Photocatalytic oxidation of C(sp³)–H bonds using semiconducting catalysts offers a sustainable and promising route for value-added chemical production under milder conditions. However, the photocatalytic performance of semiconductor-based photocatalysts is severely restricted by the limited active sites and low photoredox activity. Herein, we doped redox-active W⁶⁺ ions into TiO₂ to produce W-doped TiO₂ nanocrystals with unique photochromic properties. W-doping effectively optimizes light harvesting, promotes charge carrier separation, and enriches the active sites for efficient photocatalytic oxidation of C(sp³)–H bonds.

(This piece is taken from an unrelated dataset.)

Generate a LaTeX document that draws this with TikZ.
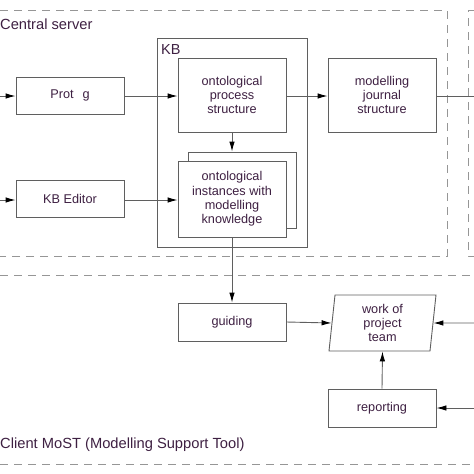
\documentclass[tikz,border=0pt]{standalone}
\usepackage{fontspec}
\setmainfont{Liberation Sans}
\usetikzlibrary{arrows.meta,shapes.geometric}
\definecolor{txt}{RGB}{62,32,66}
\definecolor{ln}{RGB}{95,95,95}
\definecolor{dsh}{RGB}{150,150,150}
\tikzset{
  box/.style={draw=ln, line width=0.9pt, fill=white, minimum width=108pt, inner sep=0pt,
    text=txt, align=center, font=\fontsize{12.7}{14.3}\selectfont},
  arr/.style={draw=ln, line width=0.9pt, -{Latex[length=10pt,width=5.5pt,fill=black,color=black]}},
  plain/.style={draw=ln, line width=0.9pt},
  region/.style={draw=dsh, line width=0.9pt, dash pattern=on 8pt off 6pt},
  big/.style={text=txt, font=\fontsize{14.7}{16}\selectfont, inner sep=0pt, anchor=west},
}
\begin{document}
\begin{tikzpicture}[x=1pt,y=-1pt]
\useasboundingbox (0,0) rectangle (474,474);
% regions
\draw[region] (0,10) -- (447,10) -- (447,256) -- (0,256);
\draw[region] (474,10) -- (468,10) -- (468,256) -- (474,256);
\draw[region] (0,275) -- (474,275);
\draw[region] (0,464) -- (474,464);
\node[big] (cs) at (0,24) {Central server};
\node[big] (cl) at (0,445) {Client MoST (Modelling Support Tool)};
% KB
\node[draw=ln, line width=0.9pt, minimum width=150pt, minimum height=209pt, inner sep=0pt] (kb) at (232,142.5) {};
\node[big, font=\fontsize{14.5}{16}\selectfont] (kbl) at (161,50) {KB};
\node[box, minimum height=74pt] (proc) at (232,95) {ontological\\process\\structure};
\node[box, minimum height=76pt] (shadow) at (242.5,190) {};
\node[box, minimum height=76pt] (inst) at (232,199) {ontological\\instances with\\modelling\\knowledge};
\node[box, minimum height=37pt] (prot) at (70,95.5) {Prot\hspace{9pt}g};
\node[box, minimum height=37pt] (kbe) at (70,198.5) {KB Editor};
\node[box, minimum height=74pt] (jour) at (382,95) {modelling\\journal\\structure};
\node[box, minimum height=38pt] (guid) at (232,322) {guiding};
\node[box, trapezium, trapezium left angle=81, trapezium right angle=99, trapezium stretches body,
  minimum width=107pt, minimum height=56pt] (work) at (382.5,323) {work of\\project\\team};
\node[box, minimum height=38pt] (rep) at (382,408) {reporting};
% free ends
\coordinate (l1) at (0,96);
\coordinate (l2) at (0,200);
\coordinate (r1) at (474,96);
\coordinate (r2) at (474,323);
\coordinate (r3) at (474,408);
% connectors
\draw[arr] (l1) -- (prot.west |- l1);
\draw[arr] (l2) -- (kbe.west |- l2);
\draw[arr] (prot.east |- l1) -- (proc.west |- l1);
\draw[arr] (kbe.east |- l2) -- (inst.west |- l2);
\draw[arr] (proc.east |- l1) -- (jour.west |- l1);
\draw[plain] (jour.east |- l1) -- (r1);
\draw[arr] (proc.south) -- (shadow.north -| proc.south);
\draw[arr] (inst.south) -- (guid.north);
\draw[arr] (guid.east) -- (work.west);
\draw[arr] (r2) -- (work.east);
\draw[arr] (rep.north) -- (work.south);
\draw[arr] (r3) -- (rep.east);
\end{tikzpicture}
\end{document}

In particular, 10% W-doped TiO₂ nanocrystals demonstrate exceptional acetophenone production of 235 mmol g⁻¹ under 437 nm light irradiation, which is 16 times higher than that of pure TiO₂ nanocrystals. Furthermore, mechanistic analyses suggest that the photochromic effect-induced W⁵⁺–O_vs–Ti³⁺ (oxygen vacancies denoted by O_vs) active sites in W-doped TiO₂ nanocrystals act as electron trapping centers to capture and store photogenerated electrons, promoting the photogenerated holes to activate C(sp³)–H bonds. Moreover, the O_vs and stored photogenerated electrons on the active sites significantly enhance the adsorption and activation of O₂ to O₂˙⁻. These O₂˙⁻ can directly react with benzylic C(sp³)˙ radicals upon light irradiation, generating acetophenone and thereby enhancing photocatalytic performance. This work showcases a feasible strategy to realize highly efficient ethylbenzene oxidation by designing photochromic photocatalysts.